去年、私が住む地域からある一定の範囲で、住民による署名活動が行われた。
それは近くの廃業になり買い手を探していた古いホテルを市が買い取り、そこをシリア難民やウクライナからの避難民の為の生活施設として使うという決定を反対するものである。
ホテル向かい側の住宅から周囲は高級住宅地で、昔から暮らしてきた裕福層は治安の乱れと避難民がホテル前の玄関で喫煙の為に集まったり、階段などに座ったりするであろう見た目の乱れ、それと強姦犯罪が必ず増える事を理由に反対した。
結局、決定事項であるから話し合いの場等は持たれず、去年から決行された。
特にシリア難民はゴムボートで海を渡り欧州に入る。
船が漂着する箇所にある避難民受け入れ施設だけが受けいれすることは無理であり不公平であるから、イギリス全土の受け入れ可能施設があり、受け入れ可能規模のある地域で分散して受け入れなければならない。
永遠に住むのではなく、次の受け入れ先や送還先が決まるまでの住居である。
簡単に書けばこれが市の説明であったが、私達は署名しなかった。
一時的にも助ける場として提供することには賛成だからである。
私はホテルの前を通る事が年1度あるか無いかであるから、実際に実感はない。
が、昨夜たまたま車で通る事があり、娘から「ここやで」と教えられた。
娘は「◯◯ちゃんのお母さんが、ここに避難民が来たら絶対にホテル裏の公園は行ったらアカンて言うたけど、通学する時に皆その公園は通るけど、皆が歩いてるから私も友達も大丈夫」だと言った。

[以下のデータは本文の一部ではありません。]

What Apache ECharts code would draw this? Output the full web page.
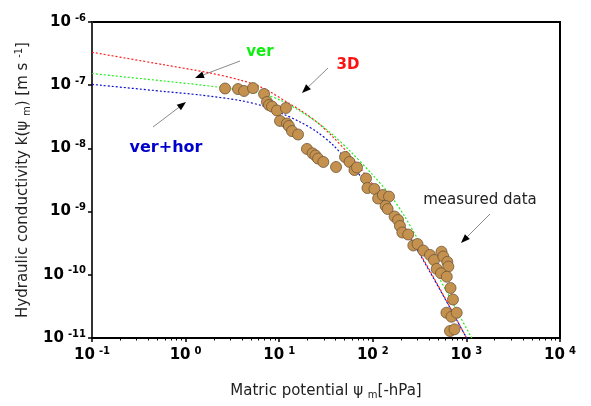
<!DOCTYPE html>
<html>
<head>
<meta charset="utf-8">
<script src="https://cdn.jsdelivr.net/npm/echarts@6/dist/echarts.min.js"></script>
<style>
html,body{margin:0;padding:0;background:#fff}
#main{width:591px;height:406px}
</style>
</head>
<body>
<div id="main"></div>
<script>
// tick positions (decades) and minor log ticks on the x axis
var xMajor = [0.1, 1, 10, 100, 1000, 10000];
var yMajor = [1e-11, 1e-10, 1e-9, 1e-8, 1e-7, 1e-6];
var xMinor = [];
for (var d = 0; d < xMajor.length - 1; d++) {
  for (var m = 2; m <= 9; m++) xMinor.push(m * xMajor[d]);
}

// measured points [matric potential hPa, k m/s]
var measured = [
  [2.64, 8.87e-8], [3.63, 8.7e-8], [4.21, 8.1e-8], [5.25, 9.0e-8], [6.89, 7.26e-8],
  [7.41, 5.42e-8], [7.78, 4.86e-8], [8.38, 4.6e-8], [9.47, 3.98e-8], [11.8, 4.36e-8],
  [10.2, 2.72e-8], [12.1, 2.48e-8], [12.7, 2.26e-8], [13.7, 1.88e-8], [15.9, 1.66e-8],
  [19.8, 9.8e-9], [22.7, 8.36e-9], [24.4, 7.72e-9], [26.0, 6.92e-9], [29.6, 6.1e-9],
  [40.5, 5.08e-9], [50.5, 7.31e-9], [56.4, 6.1e-9], [63.7, 4.55e-9], [67.8, 4.99e-9],
  [84.6, 3.34e-9], [87.7, 2.36e-9], [104, 2.28e-9], [114, 1.61e-9], [128, 1.83e-9],
  [149, 1.73e-9], [137, 1.23e-9], [144, 1.1e-9], [171, 8.36e-10], [186, 7.36e-10],
  [195, 5.92e-10], [207, 4.67e-10], [239, 4.34e-10], [271, 2.91e-10], [300, 3.07e-10],
  [347, 2.42e-10], [408, 2.06e-10], [451, 1.71e-10], [542, 2.32e-10], [567, 1.95e-10],
  [482, 1.24e-10], [625, 1.6e-10], [641, 1.35e-10], [535, 1.06e-10], [617, 9.33e-11],
  [677, 6.18e-11], [719, 4.06e-11], [612, 2.51e-11], [693, 2.17e-11], [788, 2.51e-11],
  [668, 1.29e-11], [746, 1.37e-11]
];

// model curves
var curve3D = [
  [0.1, 3.32e-7], [0.602, 2.09e-7], [1.82, 1.56e-7], [3.81, 1.21e-7], [6.71, 9.03e-8],
  [13.0, 5.05e-8], [16.7, 4.06e-8], [26.0, 2.52e-8], [37.6, 1.51e-8], [53.0, 8.77e-9],
  [73.0, 4.9e-9], [111, 2.2e-9], [153, 1.14e-9], [221, 5.31e-10], [408, 1.15e-10],
  [991, 1.04e-11], [1148, 6.95e-12]
];
var curveVer = [
  [0.1, 1.53e-7], [0.602, 1.16e-7], [1.43, 1.01e-7], [3.81, 8.4e-8], [6.71, 7.26e-8],
  [10.2, 5.83e-8], [16.7, 3.91e-8], [26.0, 2.52e-8], [37.6, 1.63e-8], [57.0, 9.1e-9],
  [100, 3.79e-9], [153, 1.83e-9], [221, 8.22e-10], [408, 1.65e-10], [1140, 1.0e-11],
  [1330, 6.7e-12]
];
var curveVerHor = [
  [0.1, 1.03e-7], [0.602, 7.94e-8], [1.43, 7.0e-8], [3.81, 5.73e-8], [6.71, 4.69e-8],
  [11.0, 3.5e-8], [16.7, 2.62e-8], [25.4, 1.82e-8], [37.6, 1.13e-8], [60.0, 5.27e-9],
  [86.7, 2.74e-9], [153, 1.02e-9], [221, 5.12e-10], [408, 1.11e-10],
  [991, 1.04e-11], [1148, 6.95e-12]
];

var FONT = 'DejaVu Sans';

function powLabel(v) {
  var e = Math.round(Math.log(v) / Math.LN10);
  return '{b|10}{s|' + e + '}';
}
var powRich = {
  b: { fontFamily: FONT, fontSize: 15, fontWeight: 'bold', color: '#000', lineHeight: 18 },
  s: { fontFamily: FONT, fontSize: 10, fontWeight: 'bold', color: '#000', lineHeight: 10,
       verticalAlign: 'top', padding: [0, 0, 0, 4] }
};

// gray line + black arrow head
function arrow(x1, y1, x2, y2) {
  var a = Math.atan2(y2 - y1, x2 - x1), L = 9, W = 3.5;
  var bx = x2 - L * Math.cos(a), by = y2 - L * Math.sin(a);
  return {
    type: 'group', children: [
      { type: 'line', shape: { x1: x1, y1: y1, x2: bx, y2: by }, style: { stroke: '#8a8a8a', lineWidth: 1 } },
      { type: 'polygon', shape: { points: [[x2, y2],
          [bx + W * Math.sin(a), by - W * Math.cos(a)],
          [bx - W * Math.sin(a), by + W * Math.cos(a)]] }, style: { fill: '#000' } }
    ]
  };
}
function label(txt, x, y, color, font) {
  return { type: 'text', x: x, y: y, style: { text: txt, fill: color, font: font,
    textAlign: 'center', textVerticalAlign: 'middle' } };
}

var myChart = echarts.init(document.getElementById('main'));
var seriesCurve = function (name, data, color) {
  return {
    name: name, type: 'line', data: data, smooth: 0.3, symbol: 'none', clip: true,
    lineStyle: { color: color, width: 1.2, type: [2, 2] }, z: 2
  };
};
var option = {
  animation: false,
  backgroundColor: '#fff',
  grid: { left: 92, right: 31, top: 22, bottom: 68, show: true, borderColor: '#000', borderWidth: 2 },
  xAxis: [
    {
      type: 'log', logBase: 10, min: 0.1, max: 10000,
      name: '{n|Matric potential ψ }{sub|m}{n|[-hPa]}',
      nameLocation: 'middle', nameGap: 44,
      nameTextStyle: {
        rich: {
          n: { fontFamily: FONT, fontSize: 15, color: '#222', lineHeight: 18 },
          sub: { fontFamily: FONT, fontSize: 10, color: '#222', lineHeight: 10, verticalAlign: 'bottom' }
        }
      },
      axisLine: { show: true, lineStyle: { color: '#000', width: 2 } },
      axisTick: { show: true, inside: false, length: 4, lineStyle: { color: '#000', width: 1.5 } },
      axisLabel: { formatter: powLabel, rich: powRich, margin: 8 },
      splitLine: { show: false },
      minorTick: { show: false }
    },
    {
      // minor log ticks only
      type: 'log', logBase: 10, min: 0.1, max: 10000, position: 'bottom',
      axisLine: { show: false },
      axisTick: { show: true, inside: false, length: 2.5, customValues: xMinor, lineStyle: { color: '#000', width: 1 } },
      axisLabel: { show: false },
      splitLine: { show: false }
    }
  ],
  yAxis: {
    type: 'log', logBase: 10, min: 1e-11, max: 1e-6,
    name: '{n|Hydraulic conductivity k(ψ }{sub|m}{n|) [m s }{sup|-1}{n|]}',
    nameLocation: 'middle', nameGap: 56, nameRotate: 90,
    nameTextStyle: {
      rich: {
        n: { fontFamily: FONT, fontSize: 15, color: '#222', lineHeight: 18 },
        sub: { fontFamily: FONT, fontSize: 10, color: '#222', lineHeight: 10, verticalAlign: 'bottom' },
        sup: { fontFamily: FONT, fontSize: 10, color: '#222', lineHeight: 10, verticalAlign: 'top' }
      }
    },
    axisLine: { show: true, lineStyle: { color: '#333', width: 2 } },
    axisTick: { show: true, inside: false, length: 4, lineStyle: { color: '#000', width: 1.5 } },
    axisLabel: { formatter: powLabel, rich: powRich, margin: 6 },
    splitLine: { show: false }
  },
  series: [
    seriesCurve('3D', curve3D, '#ff2020'),
    seriesCurve('ver', curveVer, '#22ee22'),
    seriesCurve('ver+hor', curveVerHor, '#1010cc'),
    {
      name: 'measured data', type: 'scatter', data: measured, symbol: 'circle', symbolSize: 11,
      itemStyle: { color: '#c4924e', borderColor: '#6e5638', borderWidth: 0.8, opacity: 1 }, z: 3
    }
  ],
  graphic: [
    label('ver', 260, 52, '#11ee11', 'bold 15px ' + FONT),
    arrow(240, 61, 195, 78),
    label('3D', 348, 65, '#ff1010', 'bold 15px ' + FONT),
    arrow(328, 68, 302, 93),
    label('ver+hor', 166, 148, '#0000cc', 'bold 16px ' + FONT),
    arrow(153, 127, 186, 102),
    label('measured data', 480, 200, '#222', '15px ' + FONT),
    arrow(490, 214, 461, 243)
  ]
};
myChart.setOption(option);
</script>
</body>
</html>
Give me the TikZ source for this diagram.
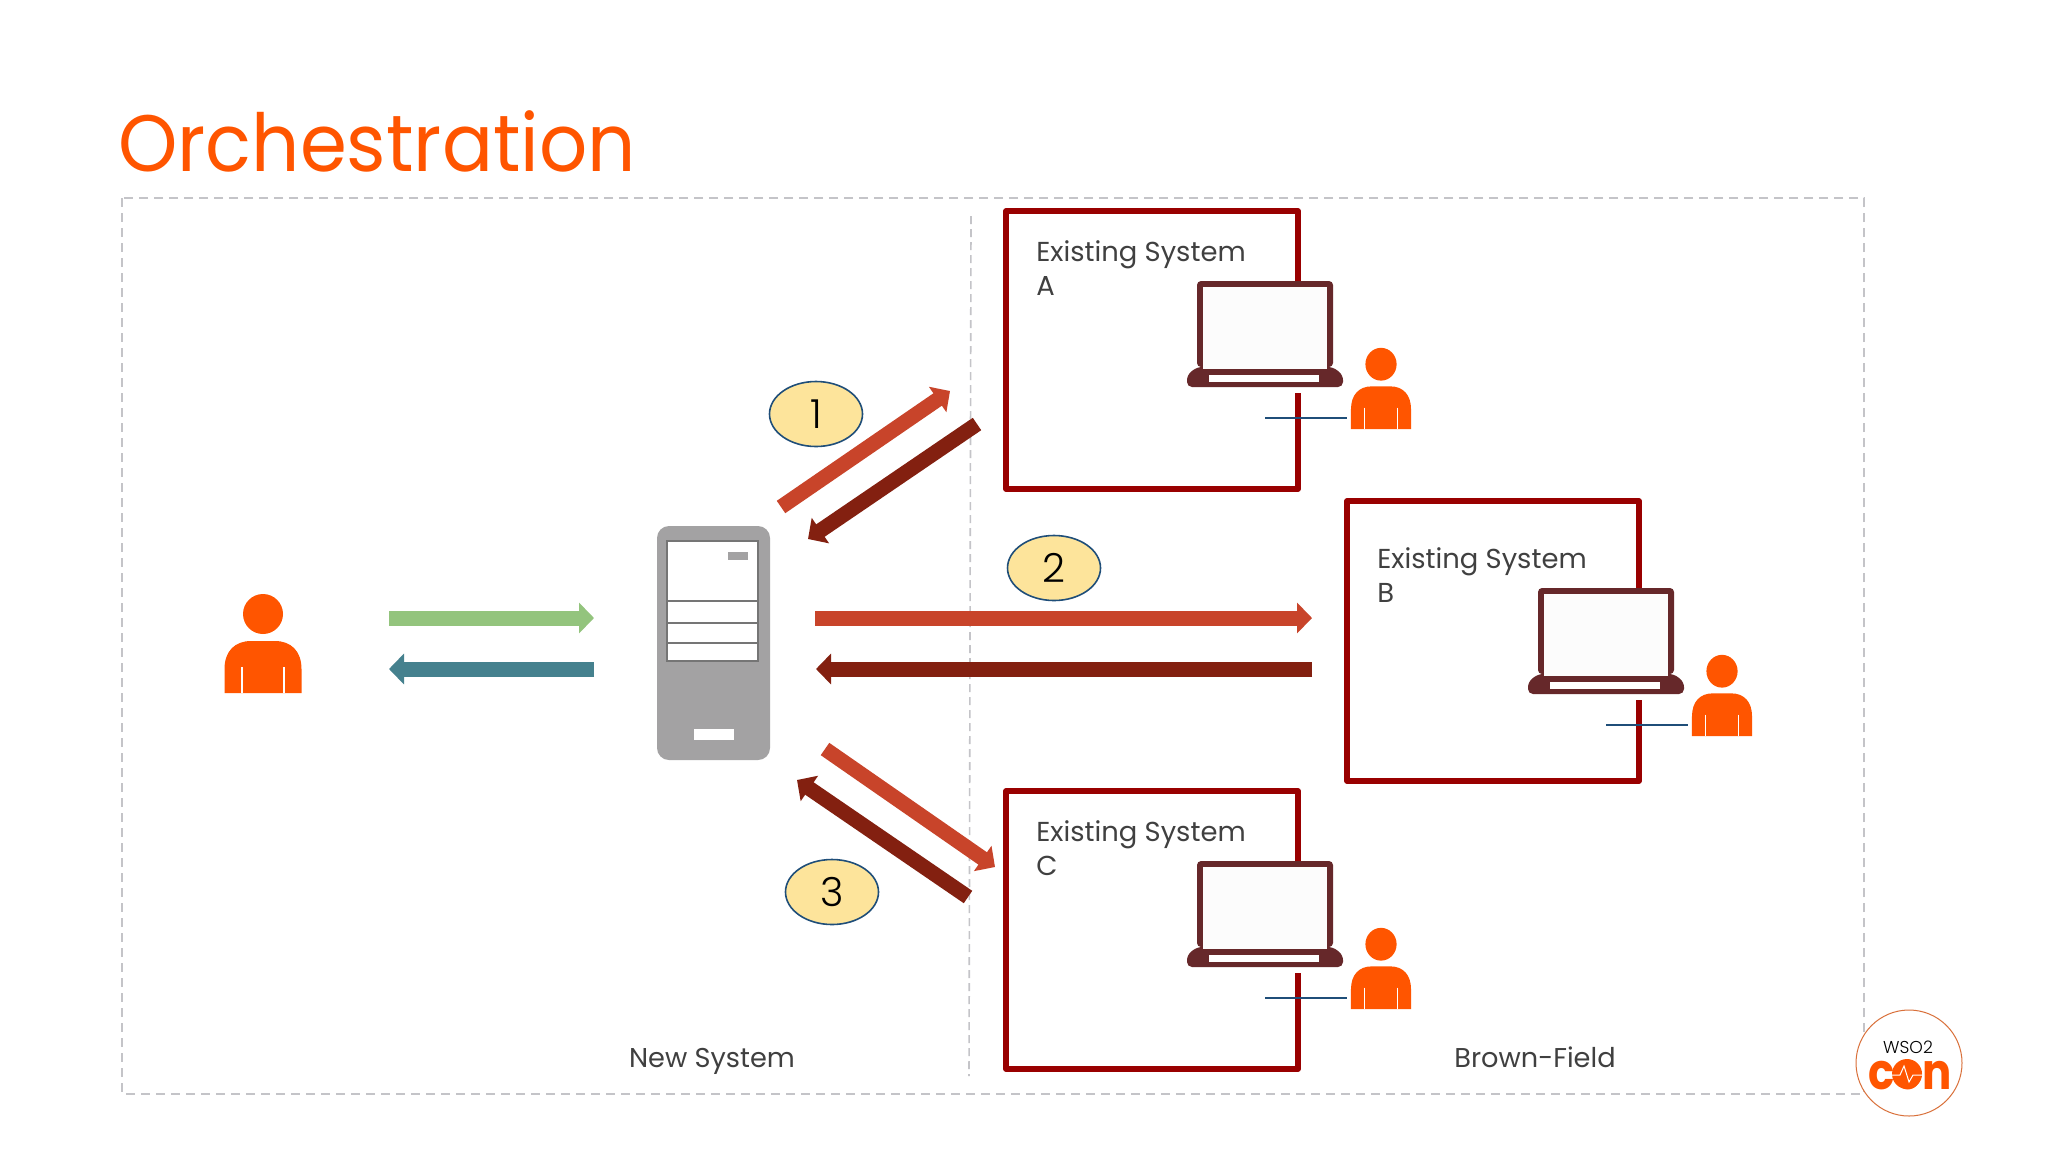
\documentclass[tikz,border=0pt]{standalone}
\usepackage{fontspec}
\setmainfont{Poppins}
\newfontfamily\titlefont{Poppins}[FakeStretch=.944]
\newfontfamily\numfont{Poppins}[UprightFont=* Light]
\newfontfamily\wsofont{Poppins}[UprightFont=* Light]
\newfontfamily\confont{Poppins}[UprightFont=* Bold]
\usetikzlibrary{arrows.meta,shapes.geometric}
\definecolor{wsoorange}{HTML}{FF5500}
\definecolor{boxred}{HTML}{990000}
\definecolor{arrowred}{HTML}{C8442A}
\definecolor{arrowdark}{HTML}{832010}
\definecolor{arrowgreen}{HTML}{93C47D}
\definecolor{arrowteal}{HTML}{45818E}
\definecolor{lapbrown}{HTML}{66282A}
\definecolor{dashgray}{HTML}{C4C4C8}
\definecolor{srvgray}{HTML}{A3A2A3}
\definecolor{srvline}{HTML}{757575}
\definecolor{linkblue}{HTML}{1F4E79}
\definecolor{badge}{HTML}{FDE49B}
\definecolor{txtgray}{HTML}{404040}
\definecolor{logoring}{HTML}{D9703A}
\tikzset{
  blockarrow/.style={line width=7.5pt,-{Triangle[length=7.5pt,width=15pt]}},
  sysbox/.style={draw=boxred,line width=2.7pt,rectangle,outer sep=0pt,inner sep=0pt,minimum width=146pt,minimum height=139pt,anchor=north west,line join=round},
  badgenode/.style={ellipse,draw=linkblue,fill=badge,line width=.8pt,minimum width=46.5pt,minimum height=32.5pt,inner sep=0pt,font=\numfont\fontsize{20}{20}\selectfont},
  systext/.style={anchor=north west,align=left,inner sep=0pt,text=txtgray,font=\fontsize{13.7}{17}\selectfont},
  caption/.style={anchor=base,text=txtgray,inner sep=0pt,font=\fontsize{13.6}{17}\selectfont},
  dashbox/.style={draw=dashgray,line width=.8pt,dash pattern=on 4.5pt off 3pt},
  person/.pic={
    \fill[wsoorange] (0,-79) circle[radius=20];
    \fill[wsoorange] (-38.5,0) -- (-38.5,-24) .. controls (-38.5,-42) and (-28,-52) .. (-12,-52) -- (12,-52) .. controls (28,-52) and (38.5,-42) .. (38.5,-24) -- (38.5,0) -- cycle;
    \draw[white,line width=.8pt] (-21,-26) -- (-21,0) (21,-26) -- (21,0);
  },
  laptop/.pic={
    \fill[white] (-5,0) rectangle (39,6);
    \fill[lapbrown,rounded corners=2pt] (-68,-20) -- (-68,-106) -- (68,-106) -- (68,-20) -- cycle;
    \fill[lapbrown,rounded corners=2.5pt] (-78,0) -- (-78,-12) -- (-68,-20) -- (68,-20) -- (78,-12) -- (78,0) -- cycle;
    \fill[white!99!black] (-62,-100) rectangle (62,-18);
    \fill[white] (-56,-12) rectangle (54,-5);
  }
}
\begin{document}
\begin{tikzpicture}[x=.5pt,y=-.5pt]
\useasboundingbox (0,0) rectangle (2048,1152);
\fill[white] (0,0) rectangle (2048,1152);
% title
\node[anchor=base west,inner sep=0pt,text=wsoorange,font=\titlefont\fontsize{40}{40}\selectfont] (title) at (118,171) {Orchestration};
% frame
\draw[dashbox] (122,198) rectangle (1864,1094);
\coordinate (divtop) at (971,216);
\coordinate (divbot) at (969,1076);
\draw[dashbox,dash pattern=on 4pt off 2.5pt] (divtop) -- (divbot);
% boxes
\node[sysbox] (boxA) at (1006,211) {};
\node[sysbox,minimum height=140pt] (boxB) at (1347,501) {};
\node[sysbox] (boxC) at (1006,791) {};
\node[systext] (txtA) at (1036,240) {Existing System\\A};
\node[systext] (txtB) at (1377,547) {Existing System\\B};
\node[systext] (txtC) at (1036,820) {Existing System\\C};
% laptops and users
\pic at (1265,387) {laptop};
\pic at (1606,694) {laptop};
\pic at (1265,967) {laptop};
\pic[xscale=.78,yscale=.82] at (1381,429) {person};
\pic[xscale=.78,yscale=.82] at (1722,736) {person};
\pic[xscale=.78,yscale=.82] at (1381,1009) {person};
\coordinate (la) at (1265,418); \coordinate (lb) at (1347,418);
\coordinate (lc) at (1606,725); \coordinate (ld) at (1688,725);
\coordinate (le) at (1265,998); \coordinate (lf) at (1347,998);
\draw[linkblue,line width=.7pt] (la) -- (lb) (lc) -- (ld) (le) -- (lf);
% client
\pic at (263,693) {person};
% server
\fill[srvgray,rounded corners=6pt] (657,526) rectangle (770,760);
\draw[srvline,fill=white,line width=.8pt] (667,541) rectangle (758,661);
\draw[srvline,line width=.8pt] (667,601) -- (758,601) (667,623) -- (758,623) (667,643) -- (758,643);
\fill[srvgray] (728,552) rectangle (748,560);
\fill[white] (694,729) rectangle (734,740);
% arrows
\coordinate (g1) at (389,618); \coordinate (g2) at (594,618);
\coordinate (t1) at (594,669); \coordinate (t2) at (389,669);
\draw[blockarrow,arrowgreen] (g1) -- (g2);
\draw[blockarrow,arrowteal] (t1) -- (t2);
\coordinate (a1) at (781,507); \coordinate (a2) at (950,391);
\coordinate (a3) at (977,424); \coordinate (a4) at (808,539);
\draw[blockarrow,arrowred] (a1) -- (a2);
\draw[blockarrow,arrowdark] (a3) -- (a4);
\coordinate (b1) at (815,618); \coordinate (b2) at (1312,618);
\coordinate (b3) at (1312,669); \coordinate (b4) at (816,669);
\draw[blockarrow,arrowred] (b1) -- (b2);
\draw[blockarrow,arrowdark] (b3) -- (b4);
\coordinate (c1) at (825,749); \coordinate (c2) at (995,867);
\coordinate (c3) at (968,897); \coordinate (c4) at (797,780);
\draw[blockarrow,arrowred] (c1) -- (c2);
\draw[blockarrow,arrowdark] (c3) -- (c4);
% badges
\node[badgenode] (n1) at (816,414) {1};
\node[badgenode] (n2) at (1054,568) {2};
\node[badgenode] (n3) at (832,892) {3};
% captions
\node[caption] (newsys) at (712,1067) {New System};
\node[caption] (brown) at (1535,1067) {Brown-Field};
% logo
\node[circle,draw=logoring,fill=white,line width=.5pt,minimum size=53pt,inner sep=0pt] (logo) at (1909,1063) {};
\node[inner sep=0pt,font=\wsofont\fontsize{8.6}{10}\selectfont] (wso) at (1908,1047) {WSO2};
\node[inner sep=0pt,anchor=base,text=wsoorange,font=\confont\fontsize{25}{25}\selectfont] (con) at (1910,1089) {\scalebox{.87}[1]{con}};
\fill[wsoorange] (1907,1074) circle[radius=15];
\draw[white,line width=.5pt] (1892,1075) -- (1900,1075) -- (1904,1066) -- (1909,1082) -- (1913,1075) -- (1923,1075);
\end{tikzpicture}
\end{document}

確かに、ホテル玄関では喫煙するのに立って談笑する人の姿が10人ほどいた。
皆、片手に携帯で話ながら、寒そうに話したりしていた。
食事はホテル内で出され、タバコや娯楽に使えるお金は至急されるのだという。
このお金で靴や衣類、散髪に使える程度の金額だという。
昨日見た感じでは、スエット上下の人が多く見られた。
未だ反対はある。
ホテルでの受け入れであるため、どうしても人数が一ヶ所に集まって見える。
アジア人でさえ少ないカーライルにおいて、肌の黒い人がそこから出入りするのを、白人とお金持ちの僅かなインド人しか住んでいない高級住宅地での共存は、永遠に融合することはないであろう。
だいぶ前になるが、東京都の青山に児童施設を作ろうとしたら住民からの反対があったニュースが話題になった。
一等地の価値が下がる、近隣住民の裕福層の子供との差が出るのは目に見えており施設の子供が可哀想だと発言した主婦もいた。
まさにカーライルの一等地に避難民受け入れ施設である。
高級住宅地と受け入れ施設の戦いは、市が強制して続行中である。